Reading-specific questions:

  • Descartes, First Meditation:
    • Descartes argues that he cannot be certain that his beliefs acquired through his senses are true. He proposes two different possible scenarios that explain why he could be wrong about these beliefs. What are the two skeptical scenarios he describes?
  • Descartes, Second Meditation:
    • Descartes decides that there is at least one thing he knows for certain. What is it, and how does he show that he knows it for certain?
  • Green, "You Perceive With Your Mind"
    • Greene claims that "the idea that you perceive with your mind actually contains two ideas inside it." What are these two ideas?
  • Moore, "Certainty":
    • Moore considers a common argument skeptical argument, and says that the "first part of the argument is a consideration which cuts both ways." Why does he say this? What does he mean when he says this?
  • Open Your Eyes (Film):
    • Please complete this film journal, and attach/include it with your reading responses.
  • Long, "Religious Pragmatism Through the Eyes of Luke Skywalker":
    • According to Long, in order to faith to be morally acceptable, two important conditions must be met. What are these two conditions?
  • Korcz, "Coke Into Pepsi":
    • As discussed in the Korcz article, the word 'possible' has multiple meanings. When we say that a miracle consists in God doing something "impossible", what exactly do we mean?
  • The Diamond Sutra
    • According to chapter 9 of the Diamond Sutra, there is "no such condition as that called 'perfective enlightenment'." Why is this, exactly?
    • In chapter 17, the Buddha states, "I must liberate all living beings; yet when all have been liberated, verily not anyone is liberated." What do you think he means by this?
  • Baur, "The Beatles and Idealistic Monism"
    • Why, according to Baur, doesn't it make sense to talk about anyone achieving "ocean consciousness"?
  • Searle, "Is the Brain's Mind a Computer Program?"
    • What, according to Searle, is "Strong AI"?

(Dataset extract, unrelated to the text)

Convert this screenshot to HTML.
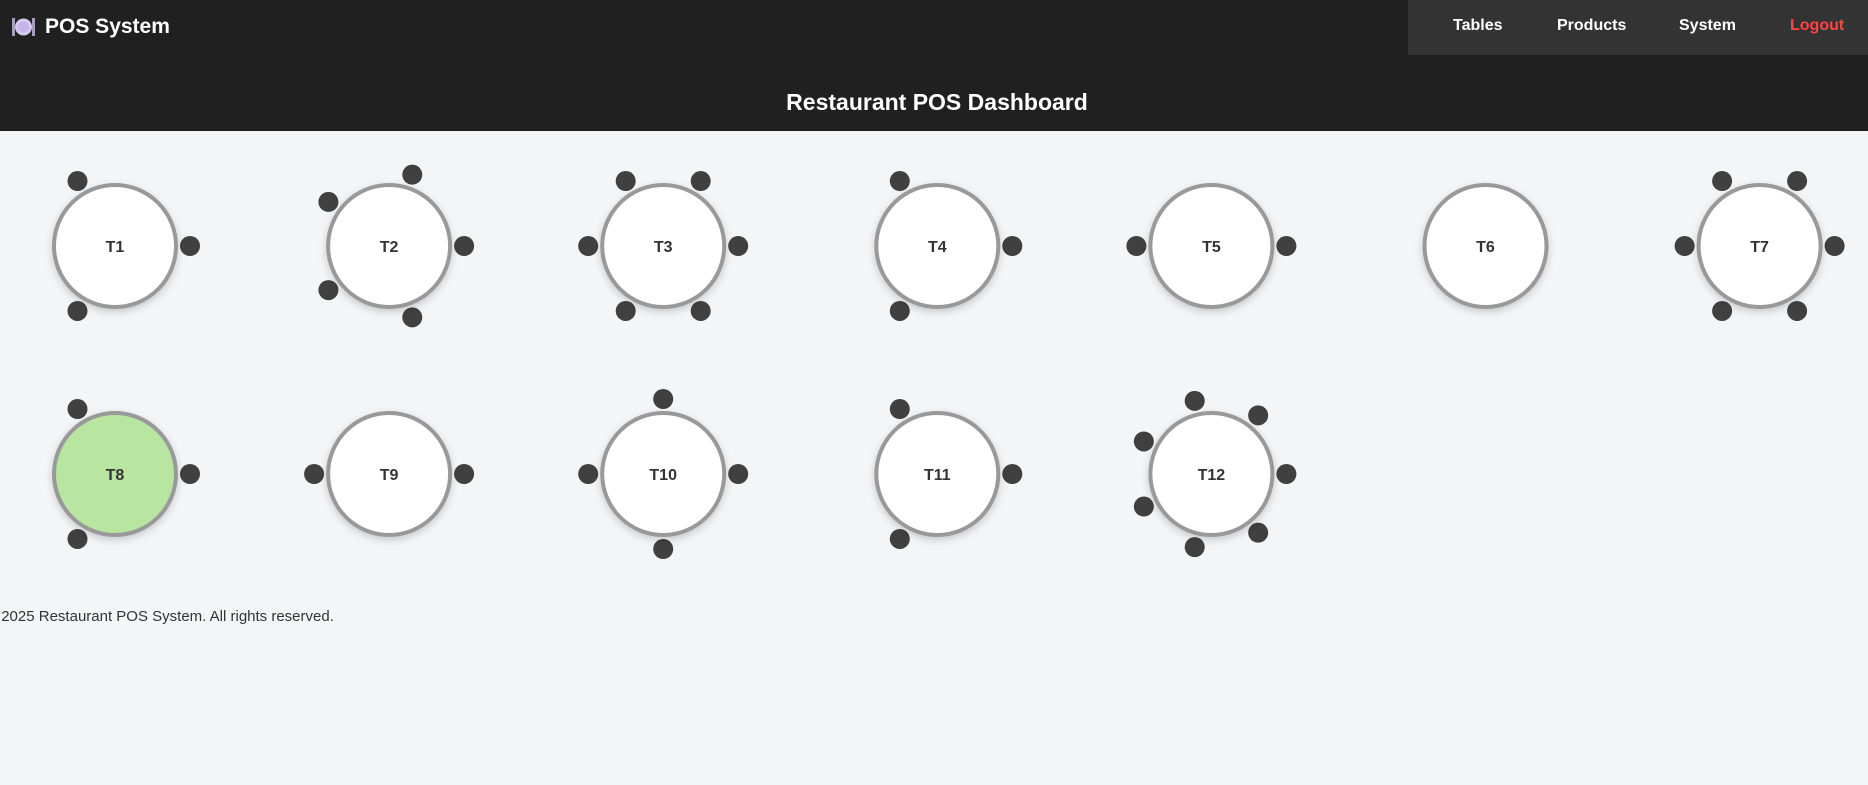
<!DOCTYPE html>
<html><head><meta charset="utf-8">
<style>
html,body{margin:0;padding:0;width:1868px;height:785px;overflow:hidden;background:#f4f5f7;font-family:"Liberation Sans",sans-serif;}
#hdr{position:absolute;left:0;top:0;width:1868px;height:131px;background:#202020;}
#nav{position:absolute;left:1408px;top:0;width:460px;height:55px;background:#333;}
.nl{position:absolute;top:17px;font-size:16px;font-weight:bold;color:#fff;}
#logo{position:absolute;left:45px;top:15px;font-size:21px;font-weight:bold;color:#fff;}
#title{position:absolute;left:0;width:1874px;top:89px;text-align:center;font-size:23px;font-weight:bold;color:#fff;}
#foot{position:absolute;left:-14px;top:608px;font-size:15px;color:#333;}
</style></head><body>
<div id="hdr"></div>
<svg style="position:absolute;left:12px;top:17px" width="23" height="20">
<rect x="0" y="1" width="3" height="18" fill="#a99bbf"/><rect x="20" y="1" width="3" height="18" fill="#a99bbf"/>
<circle cx="11.5" cy="10" r="8.5" fill="#d6c9f0"/><circle cx="11.5" cy="10" r="5.5" fill="#c5b5ea"/></svg>
<div id="logo">POS System</div>
<div id="nav">
<span class="nl" style="left:45px">Tables</span>
<span class="nl" style="left:149px">Products</span>
<span class="nl" style="left:271px">System</span>
<span class="nl" style="left:382px;color:#ff4444">Logout</span>
</div>
<div id="title">Restaurant POS Dashboard</div>
<svg id="floor" style="position:absolute;left:0;top:0" width="1868" height="785">
<defs><filter id="sh" x="-30%" y="-30%" width="160%" height="160%"><feDropShadow dx="0" dy="3" stdDeviation="4" flood-color="#000" flood-opacity="0.18"/></filter></defs>
</svg>
<div id="foot">© 2025 Restaurant POS System. All rights reserved.</div>
<script>
const tableNames=["T1","T2","T3","T4","T5","T6","T7","T8","T9","T10","T11","T12"];
const seatCounts=[3,5,6,3,2,0,6,3,2,4,3,7];
const occupied=[false,false,false,false,false,false,false,true,false,false,false,false];
const svg=document.getElementById('floor');
const NS="http://www.w3.org/2000/svg";
const colX=i=>115+(i%7)*274.1;
const rowY=i=>246+Math.floor(i/7)*228;
tableNames.forEach((name,i)=>{
  const cx=colX(i),cy=rowY(i);
  const g=document.createElementNS(NS,'g');
  
  
  const n=seatCounts[i];
  for(let k=0;k<n;k++){
    const a=-2*Math.PI*k/n;
    const s=document.createElementNS(NS,'circle');
    s.setAttribute('cx',cx+75*Math.cos(a));s.setAttribute('cy',cy+75*Math.sin(a));
    s.setAttribute('r',10);s.setAttribute('fill','#404040');
    
    
    g.appendChild(s);
  }
  const c=document.createElementNS(NS,'circle');
  c.setAttribute('cx',cx);c.setAttribute('cy',cy);c.setAttribute('r',61);
  c.setAttribute('fill',occupied[i]?'#b8e6a0':'#fff');c.setAttribute('stroke','#999');c.setAttribute('stroke-width',4);
  c.setAttribute('filter','url(#sh)');
  
  
  g.appendChild(c);
  const t=document.createElementNS(NS,'text');
  t.setAttribute('x',cx);t.setAttribute('y',cy+6);t.setAttribute('text-anchor','middle');
  t.setAttribute('font-size','16');t.setAttribute('font-weight','bold');t.setAttribute('fill','#333');
  t.setAttribute('font-family','Liberation Sans, sans-serif');
  t.textContent=name;
  
  
  g.appendChild(t);
  svg.appendChild(g);
});
</script>
</body></html>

    • How does the 'Chinese room' thought experiment attempt to show that strong AI is false?
  • Chalmers, "The Puzzle of Conscious Experience"

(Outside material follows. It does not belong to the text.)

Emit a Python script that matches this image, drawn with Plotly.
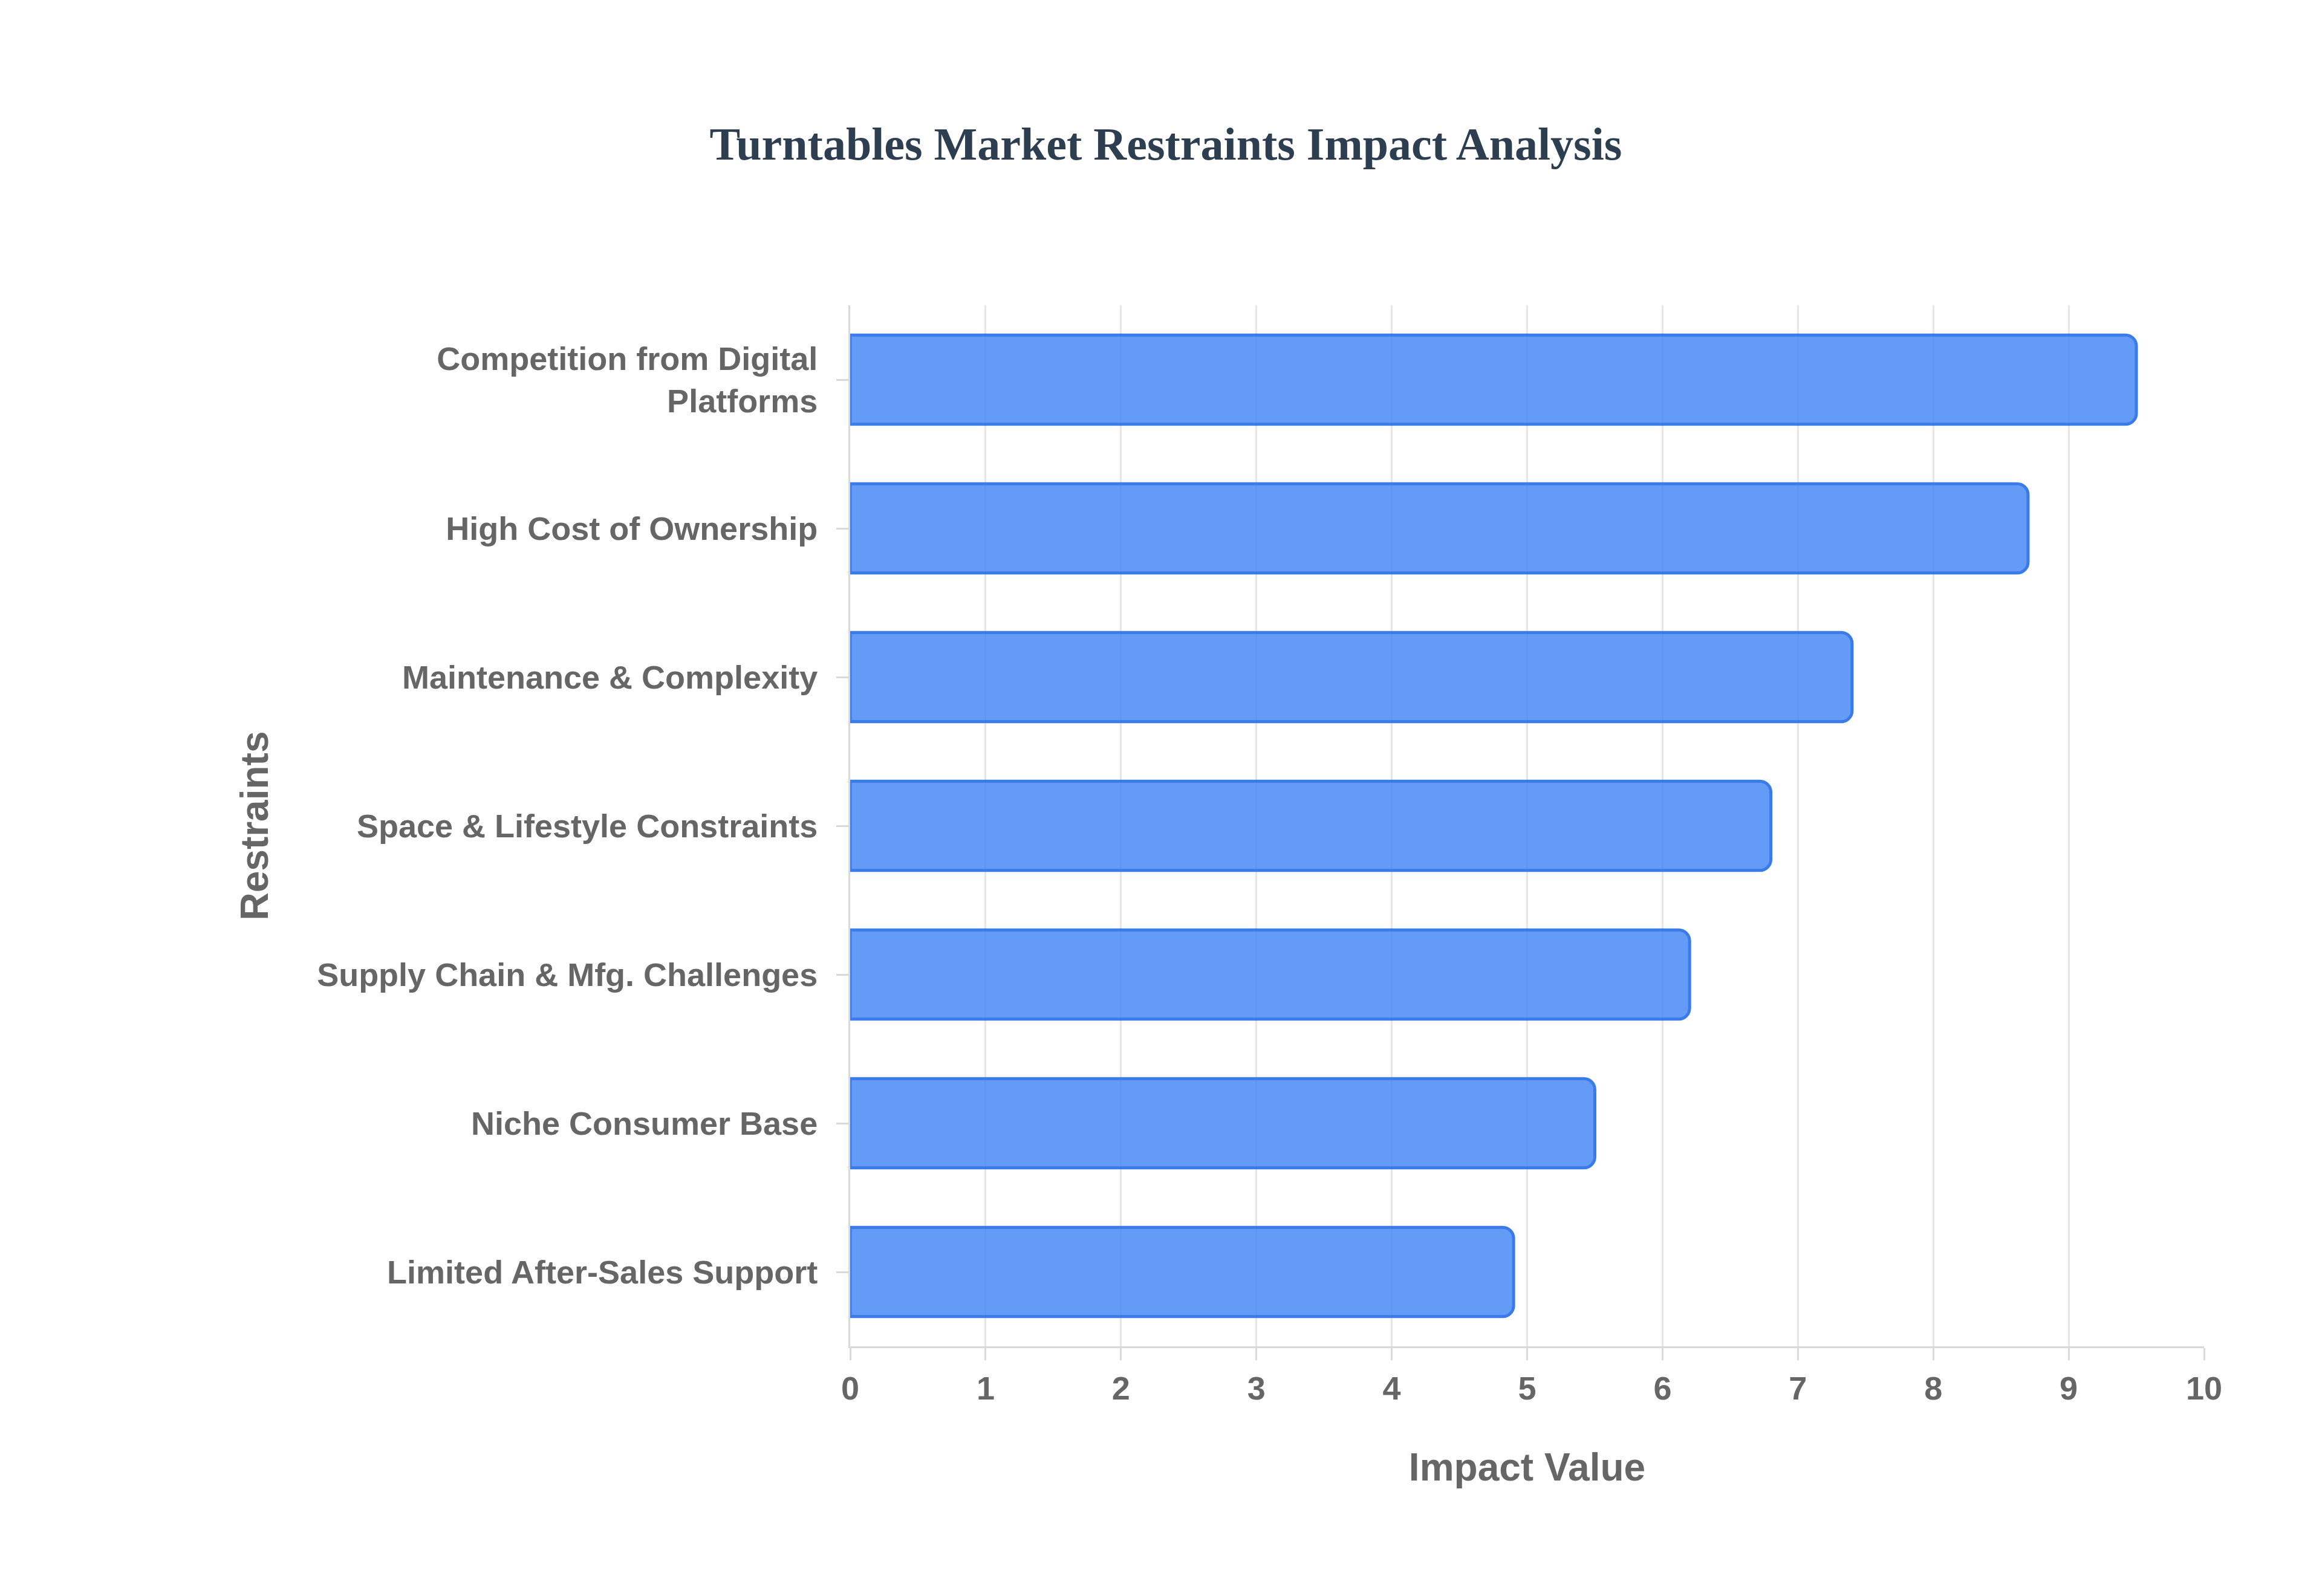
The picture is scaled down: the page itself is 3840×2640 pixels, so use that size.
import plotly.graph_objects as go

restraints = ['Competition from Digital<br>Platforms', 'High Cost of Ownership',
              'Maintenance & Complexity', 'Space & Lifestyle Constraints',
              'Supply Chain & Mfg. Challenges', 'Niche Consumer Base',
              'Limited After-Sales Support']
impact = [9.5, 8.7, 7.4, 6.8, 6.2, 5.5, 4.9]
x_ticks = list(range(0, 11))

fig = go.Figure(go.Bar(
    x=impact, y=restraints, orientation='h',
    marker=dict(color='rgba(66,133,244,0.82)', line=dict(color='#3b7be8', width=5),
                cornerradius=18),
))

fig.update_layout(
    width=3840, height=2640,
    paper_bgcolor='white', plot_bgcolor='white',
    margin=dict(l=1398, r=203, t=497, b=421),
    bargap=0.4,
    showlegend=False,
    title=dict(text='<b>Turntables Market Restraints Impact Analysis</b>',
               x=0.5, xanchor='center', y=0.913, yanchor='middle',
               font=dict(family='Liberation Serif', size=76, color='#2c3e50')),
    font=dict(family='Liberation Sans', color='#666666'),
)
fig.update_xaxes(
    range=[0, 10], tickvals=x_ticks, showgrid=True, gridcolor='#e6e6e6', gridwidth=3,
    zeroline=False, showline=True, linecolor='#d9d9d9', linewidth=3, mirror=False,
    ticks='outside', ticklen=20, tickcolor='#d9d9d9', tickwidth=3,
    tickfont=dict(size=54, color='#666666', family='Liberation Sans'),
    title=dict(text='<b>Impact Value</b>', font=dict(size=64, color='#666666'), standoff=80),
)
fig.update_yaxes(
    categoryorder='array', categoryarray=restraints[::-1],
    showgrid=False, showline=True, linecolor='#d9d9d9', linewidth=3,
    ticks='outside', ticklen=20, tickcolor='#d9d9d9', tickwidth=3,
    tickfont=dict(size=54, color='#666666', family='Liberation Sans'),
    ticklabelstandoff=20,
    title=dict(text='<b>Restraints</b>', font=dict(size=64, color='#666666'), standoff=60),
)
fig.for_each_yaxis(lambda a: a.update(ticktext=['<b>%s</b>' % r for r in restraints], tickvals=restraints))
fig.update_xaxes(ticktext=['<b>%d</b>' % t for t in x_ticks])

fig.write_html("out.html")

    • What, according to Chalmers, is the the difference "easy" and "hard" problems when we think about consciousness?
  • Blade Runner (Film):
    • Please complete this film journal, and attach/include it with your reading responses.
  • Pike, "Divine Omniscience and Voluntary Action"

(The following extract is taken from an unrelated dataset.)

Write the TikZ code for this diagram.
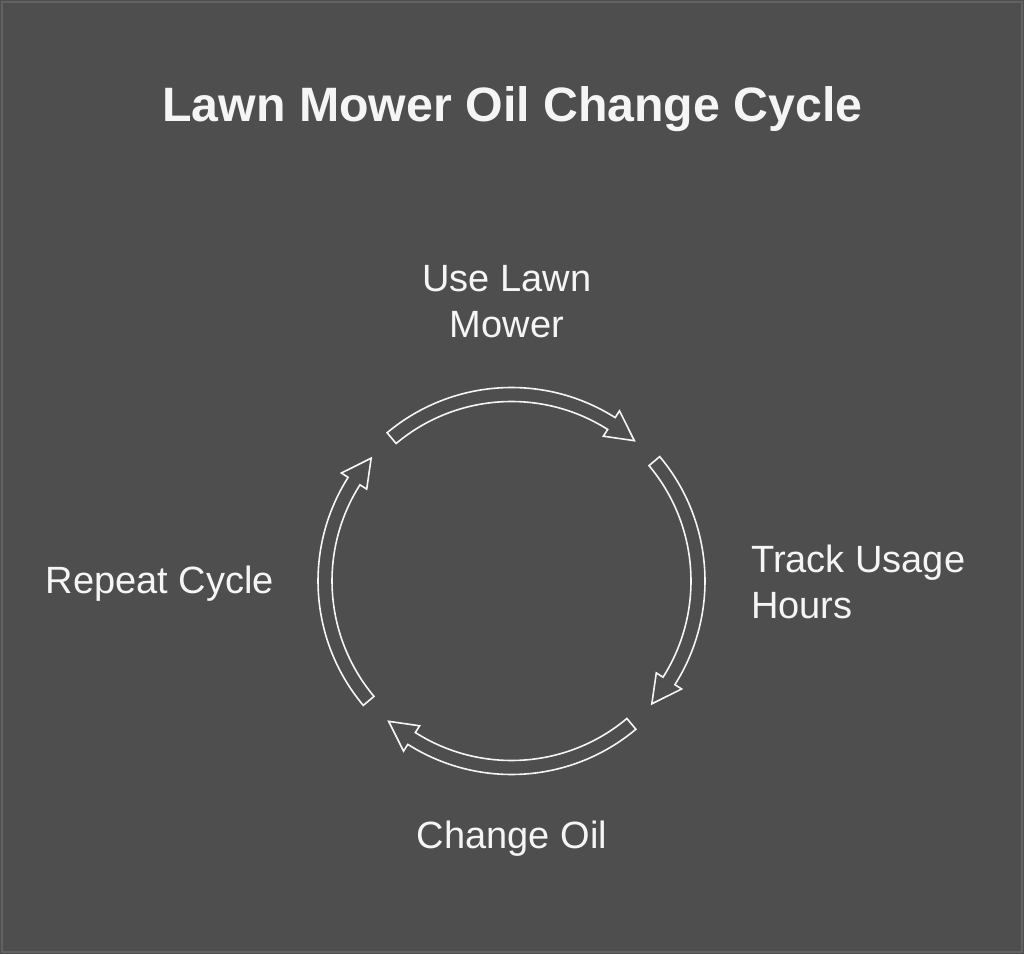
\documentclass[tikz,border=0pt]{standalone}
\usepackage{fontspec}
\setmainfont{Liberation Sans}
\definecolor{bg}{RGB}{78,78,78}
\definecolor{rim}{RGB}{98,98,98}
\definecolor{fg}{RGB}{245,245,245}
\begin{document}
\begin{tikzpicture}[x=0.75pt,y=0.75pt,
    lbl/.style={text=fg,font=\fontsize{28.5}{34.5}\selectfont,inner sep=0pt},
    ring/.style={draw=fg,line width=1.2pt,fill=bg,line join=miter}]
    \fill[bg] (0,0) rectangle (1024,954);
    \draw[rim,line width=1pt] (2,2) rectangle (1022,952);
    \useasboundingbox (0,0) rectangle (1024,954);

    \node[text=fg,font=\bfseries\fontsize{36.2}{40}\selectfont,inner sep=0pt,anchor=base] (title) at (512.5,832) {Lawn Mower Oil Change Cycle};

    \coordinate (c) at (511.5,373);
    \node[lbl,align=center,anchor=base] (use) at (507,616) {Use Lawn\\Mower};
    \node[lbl,align=left,anchor=base west] (track) at (751,336) {Track Usage\\Hours};
    \node[lbl,anchor=base] (change) at (512,106) {Change Oil};
    \node[lbl,anchor=base] (repeat) at (160,361) {Repeat Cycle};

    % four hollow arc arrows, clockwise
    \foreach \a in {90,0,-90,180}
    \draw[ring,shift={(c)}] (\a+40:193.5) arc[start angle=\a+40, end angle=\a-32.4, radius=193.5]
        -- (\a-32.4:201.5) -- (\a-41.2:186.5) -- (\a-32.4:171.5) -- (\a-32.4:179.5)
        arc[start angle=\a-32.4, end angle=\a+40, radius=179.5] -- cycle;
\end{tikzpicture}
\end{document}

    • Pike's central argument rests on three assumptions. What are they?
  • Frankfurt, "Alternate Possibilities and Moral Responsibility"
    • At the beginning of section 4, Frankfurt writes, "To the extent that the principle of alternate possibilities derives its plausibility from association with the doctrine that coercion excludes moral responsibility, a clear understanding of the latter diminishes the appeal of the former". Explain what Frankfurt means in this passage.
  • Kinghorn, "Is the Hulk the Same Person as Bruce Banner?"
    • How does Kinghorn argue against the causal criterion for personal identity?  
    • What is the alternative that he endorses? Do you find it convincing?
  • Parfit, "The Unimportance of Identity"
    • Parfit argues that neither of the persons resulting from the "My Division" case should be considered identical with the pre-operation person. Why is this, exactly?
  • Memento (Film):
    • Please complete this film journal, and attach/include it with your reading responses.
  • Taylor, "The Meaning of Life:
    • Taylor argues that the "nearest we may hope to get to heaven" consists in a "strange meaningfulness". What is so "strange" about this meaningfulness?
  • Nagel, "The Absurd"
    • Nagel argues that our sense of absurdity is the result of a collision between "two inescapable viewpoints". What are these two viewpoints?